Padahal, dengan meningkatnya prevalensi diabetes di seluruh dunia, tulisan tentang manajemen obat untuk pasien diabetes sebenarnya sangat relevan dan dapat memberikan kontribusi yang signifikan dalam bidang kesehatan (World Health Organization, 2021).
Kesimpulan
Meskipun apoteker memiliki pengetahuan dan keterampilan yang sangat berharga, berbagai faktor seperti kurangnya waktu, dukungan institusi, pelatihan yang tidak memadai dan ketidakpastian tentang topik dan audiens menyebabkan mereka tidak aktif dalam menulis.
Penting bagi institusi pendidikan dan tempat kerja untuk memberikan dukungan yang lebih besar kepada apoteker dalam hal penulisan ilmiah.
Dengan memberikan pelatihan yang tepat dan menciptakan lingkungan yang mendukung, kita dapat mendorong lebih banyak apoteker untuk berbagi pengetahuan dan pengalaman melalui tulisan.
Pada akhirnya akan meningkatkan kualitas pelayanan kesehatan secara keseluruhan.***
Referensi
- American Association of Colleges of Pharmacy (AACP). (2020). “Pharmacy Education: A Study of the Current State of Pharmacy Education in the United States.”
- Brown, J., & Green, T. (2021). “Access to Resources for Pharmacists in Remote Areas.” Journal of Pharmacy Practice, 34(2), 123-130.
- Ikatan Apoteker Indonesia (IAI). (2021). “Laporan Tahunan IAI 2021.”
- Johnson, M., Smith, R., & Lee, T. (2019). “Research Opportunities for Hospital Pharmacists.” American Journal of Health-System Pharmacy, 76(10), 745-752.
- Lee, H., Kim, Y., & Park, J. (2022). “Barriers to Scientific Writing Among Pharmacists.” Pharmacy Education, 22(1), 45-52.

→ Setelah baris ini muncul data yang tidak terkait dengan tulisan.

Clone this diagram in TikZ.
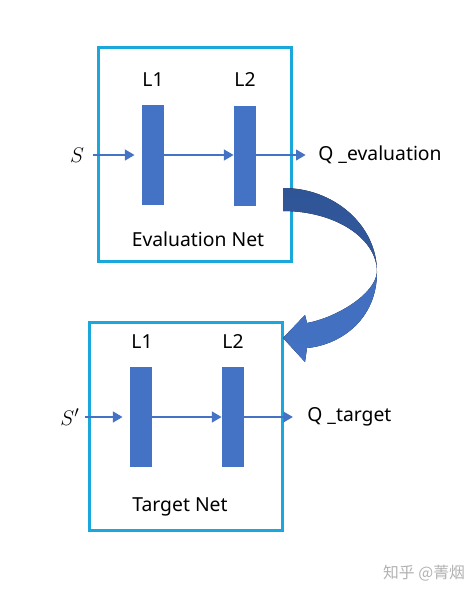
\documentclass[tikz,border=0pt]{standalone}
\usepackage{fontspec}
\setmainfont{Noto Sans}
\newfontfamily\cjk{Noto Sans CJK SC}
\usepackage{tikz}
\usetikzlibrary{arrows.meta}
\definecolor{netcyan}{RGB}{26,167,220}
\definecolor{layerblue}{RGB}{68,114,196}
\definecolor{darkblue}{RGB}{47,85,151}
\tikzstyle{netbox} = [rectangle, draw=netcyan, line width=1.7pt, minimum width=3.88cm]
\tikzstyle{layer} = [rectangle, fill=layerblue, minimum width=0.44cm, minimum height=2cm, inner sep=0pt]
\tikzstyle{txt} = [inner sep=0pt, font=\fontsize{11}{13}\selectfont]
\tikzstyle{state} = [inner sep=0pt, font=\fontsize{13}{15}\selectfont]
\tikzstyle{arrow} = [draw=layerblue, line width=1.3pt, -{Triangle[length=5.5pt,width=6pt]}]

\begin{document}
\begin{tikzpicture}
			[x=0.02cm, y=-0.02cm]
			\useasboundingbox (0,0) rectangle (474,594);

			% evaluation net
			\node (evalbox) [netbox, minimum height=4.3cm] at (195,154.5) {};
			\node (el1) [layer] at (153,155) {};
			\node (el2) [layer] at (245,156) {};
			\node (el1lab) [txt] at (153,80) {L1};
			\node (el2lab) [txt] at (245,80) {L2};
			\node (s) [state] at (77,155) {$S$};
			\node (qeval) [txt, anchor=west] at (318,155) {Q \_evaluation};
			\node (evalname) [txt] at (198,239) {Evaluation Net};

			\draw [arrow, shorten <=5pt, shorten >=4pt] (s.east) -- (el1.west);
			\draw [arrow] (el1.east) -- (el1.east -| el2.west);
			\draw [arrow, shorten >=7pt] (el2.east |- el1.east) -- (qeval.west);

			% target net
			\node (targbox) [netbox, minimum height=4.18cm] at (186,426.5) {};
			\node (tl1) [layer] at (141,417) {};
			\node (tl2) [layer] at (233,417) {};
			\node (tl1lab) [txt] at (142,342) {L1};
			\node (tl2lab) [txt] at (233,342) {L2};
			\node (s2) [state] at (70,417) {$S'$};
			\node (qtarg) [txt, anchor=west] at (307,417) {Q \_target};
			\node (targname) [txt] at (180,507) {Target Net};

			\draw [arrow, shorten <=3pt, shorten >=4pt] (s2.east) -- (tl1.west);
			\draw [arrow] (tl1.east) -- (tl2.west);
			\draw [arrow, shorten >=8pt] (tl2.east) -- (qtarg.west);

			% copy arrow
			\coordinate (tailtop) at (283,188);
			\coordinate (tailbot) at (283,211);
			\coordinate (turn) at (377,272);
			\coordinate (tip) at (283,338);
			\fill [top color=darkblue, bottom color=darkblue!85!layerblue] (tailtop)
				.. controls (335,188) and (377,226) .. (turn)
				.. controls (377,238) and (335,211) .. (tailbot) -- cycle;
			\fill [top color=layerblue!85!darkblue, bottom color=layerblue] (turn)
				.. controls (377,320) and (340,345) .. (307,348)
				-- (305,362) -- (tip) -- (305,315) -- (307,323)
				.. controls (335,318) and (375,295) .. (turn) -- cycle;

			\node (mark) [text=black!30, font=\cjk\fontsize{9}{11}\selectfont] at (424,573) {知乎 @菁烟};
\end{tikzpicture}
\end{document}
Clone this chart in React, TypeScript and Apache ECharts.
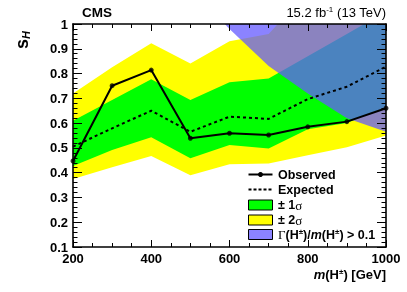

- Smith, L., Johnson, A., & Brown, P. (2020). “Time Management in Pharmacy Practice.” Pharmacy Times, 86(5), 34-39.
- Williams, R., & Anderson, K. (2018). “The Importance of Writing Skills in Pharmacy Education.” Journal of Pharmacy Education, 82(5), 1125-1130.
- World Health Organization. (2021). “Global Report on Diabetes.”